APPRENTISSAGE EN RECUL

L’autre source d’inquiétude pour Roland Delzers, c’est la réforme, entrée en vigueur en septembre, de l’apprentissage, celui-ci constituant une voie d’accès privilégiée aux métiers du bâtiment. Or, si le nombre global d’apprentis a augmenté selon le gouvernement, la Capeb fait un autre constat. « Le nombre d’apprentis de niveau V et IV, c’est-à-dire CAP, BEP et Bac professionnel, a baissé dans nos métiers. Ce qui nous inquiète beaucoup, affirme Roland Delzers, parce que si le gouvernement renonce à poursuivre ses efforts en matière de promotion de l’apprentissage et à encourager les jeunes à aller vers ces filières, nous aurons de plus en plus de mal à recruter. Aujourd’hui, les entreprises ont toutes des difficultés à trouver des personnes qualifiées, notamment dans les métiers du gros œuvre, maçonnerie et charpente. Et plus le territoire est rural, plus ces difficultés sont grandes. »

Dernier point de friction, pour le patron de la Capeb régionale, c’est le nombre grandissant de micro-entreprises.

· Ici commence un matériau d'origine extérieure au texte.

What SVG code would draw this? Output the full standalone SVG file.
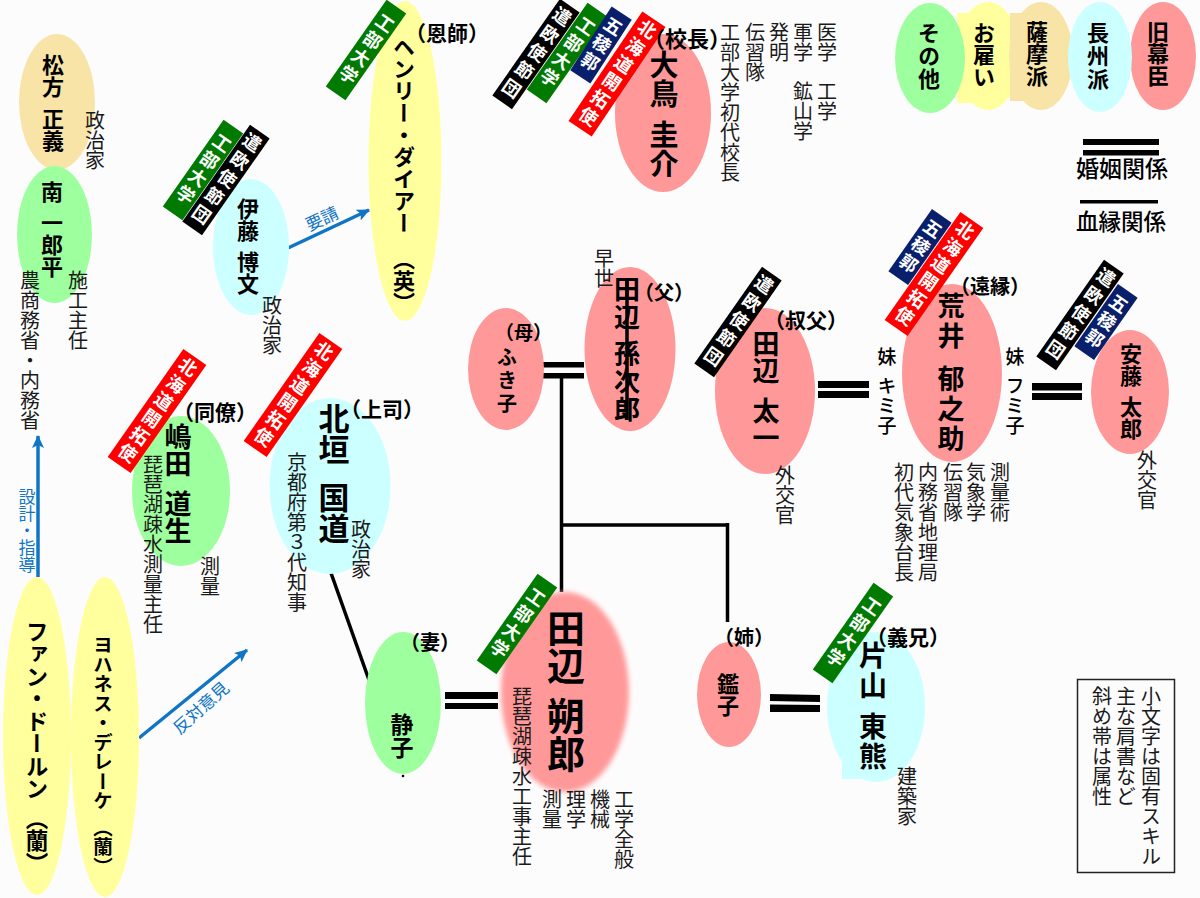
<svg xmlns="http://www.w3.org/2000/svg" width="1200" height="898" viewBox="0 0 1200 898">
<style>
text{font-family:"Noto Sans CJK JP","Noto Sans",sans-serif;fill:#000}
.v{writing-mode:vertical-rl;text-orientation:mixed}
.b{font-weight:700}
.s{font-size:20px;font-weight:400;fill:#1a1a1a}
.t{font-size:19px;font-weight:500;letter-spacing:1px}
.w{font-weight:700;fill:#fff;font-size:18px;text-anchor:middle}
.a{fill:#0f75c4;font-size:17px}
.f1{fill:#ff9999}.f2{fill:#ccffff}.f3{fill:#f9e4a8}.f4{fill:#ffff9e}.f5{fill:#9eff9e}
.gr{fill:#007a00}.bk{fill:#000}.nv{fill:#0a1f6b}.rd{fill:#ff0000}
.m{fill:#000}
.l{stroke:#000;stroke-width:3.5;fill:none}
.ar{stroke:#0f75c4;stroke-width:3.5;fill:none;marker-end:url(#ah)}
</style>
<defs>
<marker id="ah" markerUnits="userSpaceOnUse" markerWidth="14" markerHeight="12" refX="12" refY="6" orient="auto"><path d="M0 0L13 6L0 12L3 6Z" fill="#0f75c4"/></marker>
<filter id="soft" x="-10%" y="-10%" width="120%" height="120%"><feGaussianBlur stdDeviation="2.500"/></filter>
</defs>
<rect width="1200" height="898" fill="#fdfcfd"/>

<g id="legend">
<ellipse class="f1" cx="1163" cy="56" rx="33" ry="54"/>
<rect class="f4" x="957" y="13" width="30" height="90"/><ellipse class="f4" cx="988" cy="56" rx="32" ry="54"/>
<rect class="f3" x="1010" y="13" width="30" height="88"/><ellipse class="f3" cx="1041" cy="56" rx="32" ry="54"/>
<ellipse class="f2" cx="1100" cy="57" rx="32" ry="55"/>
<ellipse class="f5" cx="930" cy="58" rx="35" ry="55"/>
<g class="b" font-size="22">
<text class="v" x="929" y="22" letter-spacing="1">その他</text>
<text class="v" x="984" y="22">お雇い</text>
<text class="v" x="1037" y="21">薩摩派</text>
<text class="v" x="1098" y="22" letter-spacing="1">長州派</text>
<text class="v" x="1158" y="21">旧幕臣</text>
</g>
<rect class="m" x="1083" y="139" width="76" height="6"/>
<rect class="m" x="1083" y="150" width="76" height="5.500"/>
<text x="1076" y="177" font-size="23" font-weight="500">婚姻関係</text>
<rect class="m" x="1080" y="200" width="78" height="3.500"/>
<text x="1076" y="230" font-size="22.500" font-weight="500">血縁関係</text>
</g>

<g id="note">
<rect x="1077.500" y="679.500" width="97" height="193" fill="none" stroke="#222" stroke-width="1.500"/>
<text class="v s" x="1151" y="686">小文字は固有スキル</text>
<text class="v s" x="1126" y="686">主な肩書など</text>
<text class="v s" x="1102" y="686">斜め帯は属性</text>
</g>

<g id="connectors">
<rect class="m" x="540" y="362" width="44" height="5.500"/><rect class="m" x="540" y="373" width="44" height="5.500"/>
<rect class="m" x="818" y="381" width="51" height="7"/><rect class="m" x="818" y="391" width="51" height="7"/>
<rect class="m" x="1032" y="383" width="50" height="7.500"/><rect class="m" x="1032" y="393" width="50" height="7"/>
<rect class="m" x="445" y="692" width="53" height="7"/><rect class="m" x="445" y="703" width="53" height="6"/>
<path class="m" d="M770 694L820 695L820 702L770 701ZM770 704.500L820 705L820 712L770 712Z"/>
<path class="l" d="M561.500 373V592M561.500 525H727.500M727.500 523V622"/>
<path class="l" d="M331 573L369 680"/>
<path class="ar" d="M288 248L369 210"/>
<path class="ar" d="M139 738L247 650"/>
<path class="ar" d="M38 577V436"/>
<text class="a" transform="translate(322 219) rotate(-25)" text-anchor="middle" y="6" font-size="18">要請</text>
<text class="a" transform="translate(201 708) rotate(-42)" text-anchor="middle" y="6" font-size="18">反対意見</text>
<text class="a v" x="27" y="488" font-size="16.500">設計・指導</text>
</g>

<g id="dyer">
<ellipse class="f4" cx="405" cy="161" rx="36.500" ry="160"/>
<g transform="translate(366 50) rotate(35)"><rect class="gr" x="-12" y="-53" width="24" height="106"/><text class="v w" x="0" y="0" letter-spacing="3">工部大学</text></g>
<text class="v b" x="404" y="36" font-size="22">ヘンリー・ダイアー<tspan y="248">（英）</tspan></text>
<text class="b" x="405" y="41" font-size="21">（恩師）</text>
</g>

<g id="matsukata">
<ellipse class="f3" cx="57" cy="102" rx="38" ry="68"/>
<text class="v b" x="53" y="54" font-size="22">松方<tspan y="108">正義</tspan></text>
<text class="v s" x="95" y="110">政治家</text>
</g>

<g id="minami">
<ellipse class="f5" cx="54.500" cy="234.500" rx="37.500" ry="68.500"/>
<text class="v b" x="52" y="181" font-size="22">南<tspan y="212">一郎平</tspan></text>
<text class="v s" x="30" y="270">農商務省・内務省</text>
<text class="v s" x="78" y="270">施工主任</text>
</g>

<g id="ito">
<ellipse class="f2" cx="251" cy="247" rx="38" ry="68"/>
<g transform="translate(226 180) rotate(35)"><rect class="bk" x="-12" y="-59" width="24" height="118"/><text class="v w" x="0" y="0" letter-spacing="4">遣欧使節団</text></g>
<g transform="translate(203 170) rotate(35)"><rect class="gr" x="-12" y="-53" width="24" height="106"/><text class="v w" x="0" y="0" letter-spacing="3">工部大学</text></g>
<text class="v b" x="248" y="198" font-size="22">伊藤<tspan y="251">博文</tspan></text>
<text class="v s" x="272" y="295">政治家</text>
</g>

<g id="otori">
<ellipse class="f1" cx="663" cy="113" rx="48" ry="79"/>
<g transform="translate(536 54) rotate(35)"><rect class="bk" x="-12" y="-59" width="24" height="118"/><text class="v w" x="0" y="0" letter-spacing="4">遣欧使節団</text></g>
<g transform="translate(567 53) rotate(35)"><rect class="gr" x="-12" y="-53" width="24" height="106"/><text class="v w" x="0" y="0" letter-spacing="3">工部大学</text></g>
<g transform="translate(601 45) rotate(33)"><rect class="nv" x="-12" y="-38" width="24" height="76"/><text class="v w" x="0" y="0" letter-spacing="3">五稜郭</text></g>
<g transform="translate(617 74) rotate(34)"><rect class="rd" x="-14" y="-66" width="28" height="132"/><text class="v w" x="0" y="0" letter-spacing="3">北海道開拓使</text></g>
<text class="b" x="643" y="47" font-size="22">（校長）</text>
<text class="v b" x="664" y="50" font-size="29">大鳥<tspan y="120">圭介</tspan></text>
<text class="v s" x="730" y="22">工部大学初代校長</text>
<text class="v s" x="755" y="22">伝習隊</text>
<text class="v s" x="779" y="22">発明</text>
<text class="v s" x="803" y="22">軍学<tspan y="81">鉱山学</tspan></text>
<text class="v s" x="827" y="22">医学<tspan y="81">工学</tspan></text>
</g>

<g id="shimada">
<ellipse class="f5" cx="181" cy="491" rx="49" ry="75"/>
<g transform="translate(157 411) rotate(35)"><rect class="rd" x="-14" y="-66" width="28" height="132"/><text class="v w" x="0" y="0" letter-spacing="3">北海道開拓使</text></g>
<text class="b" x="173" y="420" font-size="21">（同僚）</text>
<text class="v b" x="178" y="423" font-size="27">嶋田<tspan y="490">道生</tspan></text>
<text class="v s" x="153" y="454">琵琶湖疎水測量主任</text>
<text class="v s" x="210" y="556">測量</text>
</g>

<g id="kitagaki">
<ellipse class="f2" cx="330" cy="486" rx="60.500" ry="88"/>
<g transform="translate(293 395) rotate(35)"><rect class="rd" x="-14" y="-66" width="28" height="132"/><text class="v w" x="0" y="0" letter-spacing="3">北海道開拓使</text></g>
<text class="b" x="340" y="417" font-size="21">（上司）</text>
<text class="v b" x="334" y="403" font-size="31">北垣<tspan y="482">国道</tspan></text>
<text class="v s" x="297" y="452">京都府第３代知事</text>
<text class="v s" x="361" y="519">政治家</text>
</g>

<g id="fuki">
<ellipse class="f1" cx="506" cy="369" rx="38" ry="61"/>
<text class="b" x="495" y="340" font-size="19">（母）</text>
<text class="v b" x="507" y="347" font-size="20" letter-spacing="3">ふき子</text>
</g>

<g id="magojiro">
<ellipse class="f1" cx="630" cy="349" rx="45.500" ry="82"/>
<text class="b" x="634" y="300" font-size="20">（父）</text>
<text class="v b" x="627" y="276" font-size="26" letter-spacing="2">田辺<tspan y="340">孫次郎</tspan></text>
<text class="v s" x="604" y="248">早世</text>
<path class="l" d="M627 278V420"/>
</g>

<g id="taichi">
<ellipse class="f1" cx="765" cy="391" rx="50" ry="83"/>
<g transform="translate(738 322) rotate(35)"><rect class="bk" x="-12" y="-59" width="24" height="118"/><text class="v w" x="0" y="0" letter-spacing="4">遣欧使節団</text></g>
<text class="b" x="764" y="328" font-size="21">（叔父）</text>
<text class="v b" x="766" y="330" font-size="27">田辺<tspan y="397">太一</tspan></text>
<text class="v s" x="785" y="465">外交官</text>
</g>

<g id="arai">
<ellipse class="f1" cx="952" cy="373" rx="50" ry="89"/>
<g transform="translate(920 247) rotate(35)"><rect class="nv" x="-12" y="-38" width="24" height="76"/><text class="v w" x="0" y="0" letter-spacing="3">五稜郭</text></g>
<g transform="translate(934 274) rotate(35)"><rect class="rd" x="-14" y="-66" width="28" height="132"/><text class="v w" x="0" y="0" letter-spacing="3">北海道開拓使</text></g>
<text class="b" x="950" y="294" font-size="20">（遠縁）</text>
<text class="v b" x="951" y="292" font-size="27" letter-spacing="3">荒井<tspan y="365">郁之助</tspan></text>
<text class="v t" x="887" y="347">妹<tspan y="376">キミ子</tspan></text>
<text class="v t" x="1015" y="347">妹<tspan y="376">フミ子</tspan></text>
<text class="v s" x="1000" y="462">測量術</text>
<text class="v s" x="976" y="462">気象学</text>
<text class="v s" x="953" y="462">伝習隊</text>
<text class="v s" x="928" y="462">内務省地理局</text>
<text class="v s" x="904" y="462">初代気象台長</text>
</g>

<g id="ando">
<ellipse class="f1" cx="1130" cy="392" rx="39" ry="62"/>
<g transform="translate(1080 315) rotate(35)"><rect class="bk" x="-12" y="-59" width="24" height="118"/><text class="v w" x="0" y="0" letter-spacing="4">遣欧使節団</text></g>
<g transform="translate(1106 322) rotate(35)"><rect class="nv" x="-12" y="-38" width="24" height="76"/><text class="v w" x="0" y="0" letter-spacing="3">五稜郭</text></g>
<text class="v b" x="1131" y="343" font-size="22">安藤<tspan y="396">太郎</tspan></text>
<text class="v s" x="1147" y="450">外交官</text>
</g>

<g id="vandoorn">
<ellipse class="f4" cx="37" cy="736" rx="34" ry="159"/>
<text class="v b" x="37" y="620" font-size="22.500">ファン・ドールン<tspan y="807">（蘭）</tspan></text>
</g>

<g id="derijke">
<ellipse class="f4" cx="105" cy="737" rx="34" ry="160"/>
<text class="v b" x="103" y="635" font-size="19.500">ヨハネス・デレーケ<tspan y="817">（蘭）</tspan></text>
</g>

<g id="shizuko">
<ellipse class="f5" cx="403" cy="703" rx="38" ry="71"/>
<text class="b" x="400" y="650" font-size="20">（妻）</text>
<text class="v b" x="402" y="713" font-size="23">静子</text>
<circle cx="403" cy="776" r="1.300" fill="#000"/>
</g>

<g id="sakuro">
<ellipse class="f1" cx="565" cy="692" rx="64" ry="100" filter="url(#soft)"/>
<g transform="translate(517 624) rotate(35)"><rect class="gr" x="-12" y="-53" width="24" height="106"/><text class="v w" x="0" y="0" letter-spacing="3">工部大学</text></g>
<text class="v b" x="566" y="609" font-size="38">田辺<tspan y="697">朔郎</tspan></text>
<text class="v s" x="522" y="686">琵琶湖疎水工事主任</text>
<text class="v s" x="552" y="789">測量</text>
<text class="v s" x="576" y="789">理学</text>
<text class="v s" x="600" y="789">機械</text>
<text class="v s" x="624" y="789">工学全般</text>
</g>

<g id="kanko">
<ellipse class="f1" cx="729" cy="694.500" rx="32" ry="52.500"/>
<text class="b" x="714" y="645" font-size="20">（姉）</text>
<text class="v b" x="728" y="673" font-size="22">鑑子</text>
</g>

<g id="katayama">
<ellipse class="f2" cx="876" cy="707" rx="49" ry="75"/>
<rect class="f2" x="842" y="750" width="20" height="29"/>
<g transform="translate(853 633) rotate(35)"><rect class="gr" x="-12" y="-53" width="24" height="106"/><text class="v w" x="0" y="0" letter-spacing="3">工部大学</text></g>
<text class="b" x="866" y="645" font-size="21">（義兄）</text>
<text class="v b" x="873" y="641" font-size="28" letter-spacing="2">片山<tspan y="712">東熊</tspan></text>
<text class="v s" x="907" y="766">建築家</text>
</g>
</svg>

Bénéficiant d’une franchise de TVA, elles constituent pour le professionnel une concurrence déloyale. « Or, le phénomène a pris une ampleur énorme : aujourd’hui, au sein des chambres de métiers, 90 % des créations d’entreprise se font sous ce régime-là », s’inquiète Roland Delzers, qui espère être non plus seulement écouté mais entendu.